Understanding Topology of simplical complexes Context
I'm trying to understand the Topology of the simplical complexes as explained in this wiki,

First, define $|K|$ as a subset of $[0,1]^{S}$ consisting of functions $t: S \rightarrow[0,1]$ satisfying the two conditions:
$$
\begin{aligned}
&\left\{s \in S: t_{s}>0\right\} \in K \\
&\sum_{s \in S} t_{s}=1
\end{aligned}
$$
Now think of the set of elements of $[0,1]^{S}$ with finite support as the direct limit of $[0,1]^{A}$ where $A$ ranges over finite subsets of $S$, and give that direct limit the induced topology. Now give $|K|$ the subspace topology.

I'm having trouble understanding the words 'finite support' and 'direct limit'.

Research
Finite support
I found this SE answer more or less easy to comprehend,

"It is convenient to say that a function that vanishes outside a set of finite measure has finite support and define its support
to be $\{x: \ f(x) \neq 0\}$".

My issues with this are:

*

*In the text from wiki , they say a set of elements with finite support.. but in the above it's about functions?

*Secondly, how can I think of finite measure? I haven't learned of measure theory yet. From reading this wiki, I am guessing the idea is a set of finite n-volume?

Direct limit
I more or less understood the idea given in "Direct limits of algebraic object" in the wiki here but I am having difficulties making it useful here.

*

*What does the unit interval raised to a set mean? (see first quoted text, $\left[ 0 ,1 \right]^A$ is mentioned)

*I don't see any $f_{ij}$ or the Indexing set as shown in wiki , so it is not clear to me how if the mentioned section actually applies. How do I make it apply?

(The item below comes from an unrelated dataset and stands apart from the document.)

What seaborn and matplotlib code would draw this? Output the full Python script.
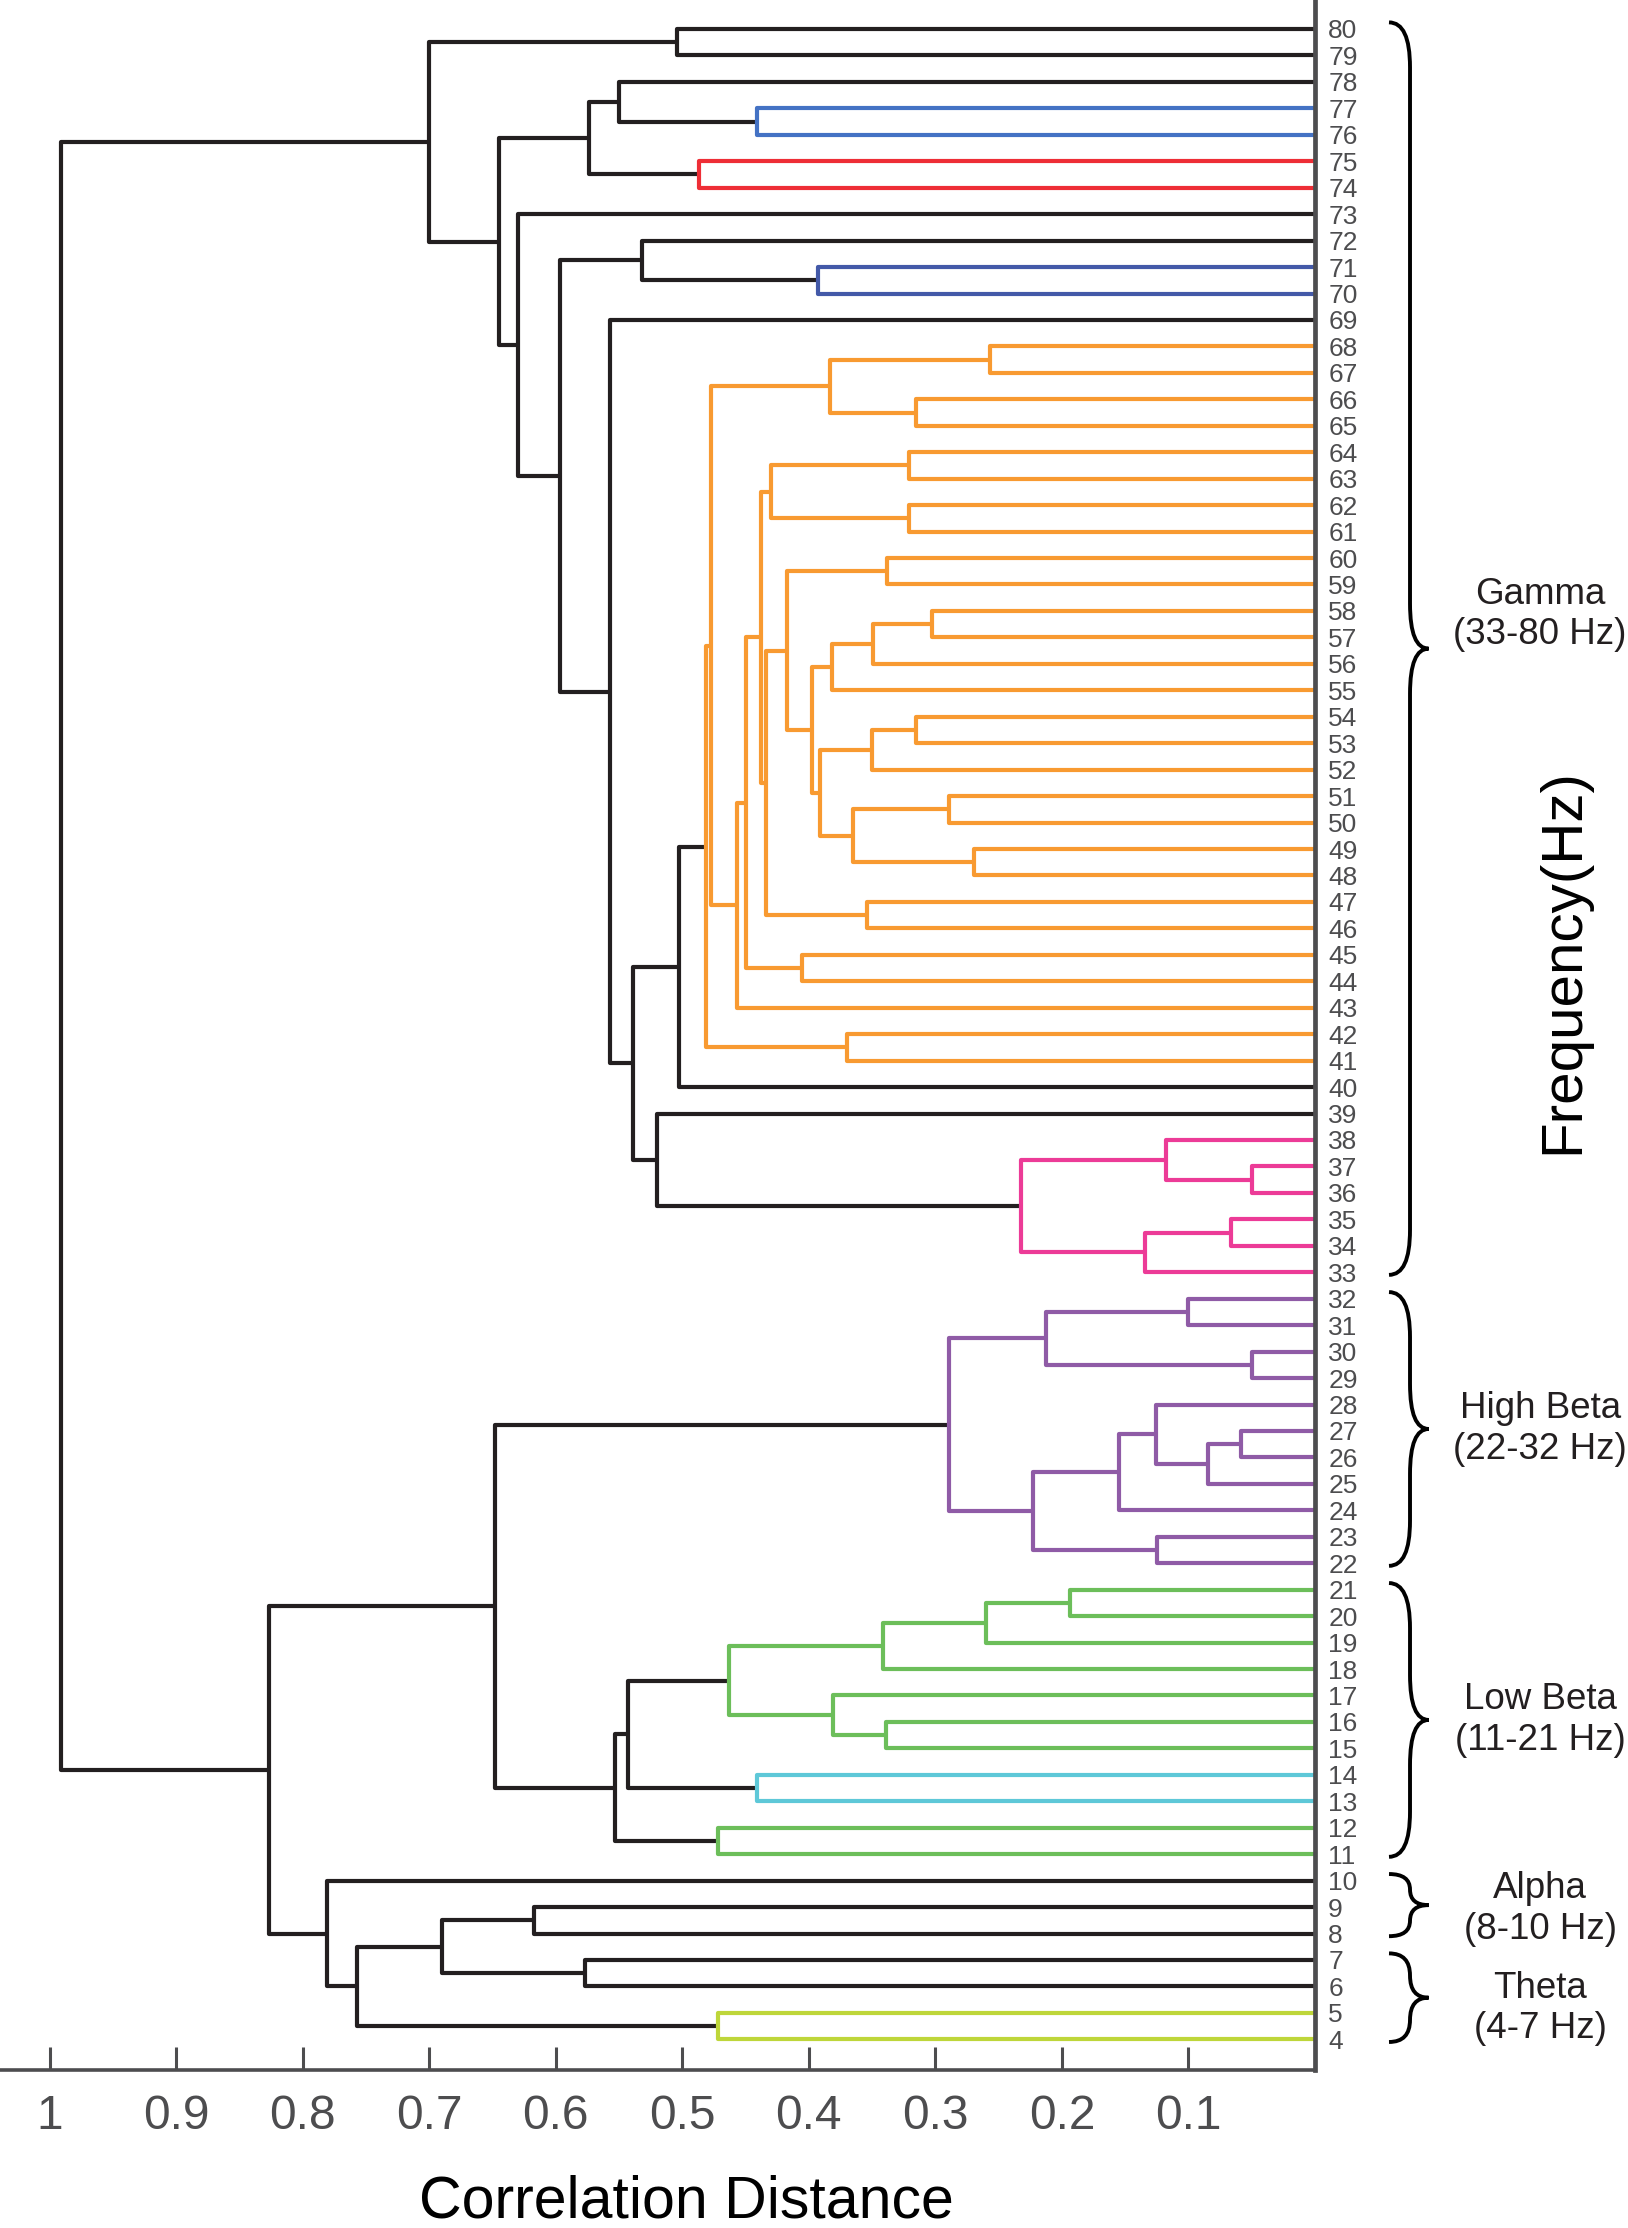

*If it is the wrong version of the definition that I am using, how can I understand what the direct limit means here?


Closing remarks and background
Could someone helped me with these questions , and if possible, give an intuitive explanation how the topology of simplicial complexes actually works in simple words?
I'm reading a Physics book and Simplicial Complexes was one of the mentioned ideas. I thought it was interesting and am trying to get more intuition for it.
 A: $[0,1]^S$ is the set of functions with domain $S$ with values in the set $[0,1]$. Saying that an element of that set has finite support is thus the same as saying it is a function of finite support, i.e. that it vanishes outside a set of finite measure.
A set having finite measure in this context means that it is finite. So a function having finite support, i.e. vanishing outside a set of finite measure, means that that the subset of the domain on which the function has a non-zero value is finite.
The set of fininte subsets of a set $A$, ordered under inclusion, is a directed partially ordered set: any finite subset is contained in itself and for any two finite subsets there is a finite subset containing both of them. Given finite subsets $I\subseteq J\subseteq A$, define $f_{IJ}\colon[0,1]^I\to[0,1]^J$ by $f_{IJ}(g)(x)=\begin{cases}g(x)&x\in I\newline 0&\text{otherwise}\end{cases}$ for $g\colon I\to[0,1]$. Evidently, $f_{JK}\circ f_{IJ}=f_{IK}$ and $f_{II}=\mathrm{id}_{[0,1]^I}$. Thus $f_{IJ}$ define a directed system.
The directed limit of the above directed system can be identified with the set of functions $A\to[0,1]$ that have finite support.

An abstract simplicial complex is a collection of finite subsets of a set $S$, called abstract simplices, with the property that any subset of a finite subset in the collection is also in the collection.
Every point of the geometric realization $K$ of a simplicial complex can be written as a convex linear combination of elements of an abstract simplex, and uniquely so as a combination with non-zero coefficients.
In other words, $K$ may be identified with $[0,1]$-valued functions on the set $S$ of vertices, whose support (elements of the domain with non-zero values) is an abstract simplex, and whose total sum is $1$.
An open set in the topology is explicitly given by collections of open subsets $U_I\subseteq[0,1]^I$ for each abstract simplex $I$ satisfying $U_I=f_{IJ}^{-1}(U_J)$. In the case where each abstract simplex is contained in a maximal simplex, this is the same as giving a family of open subsets, one for each maximal simplex, that agree on their intersections.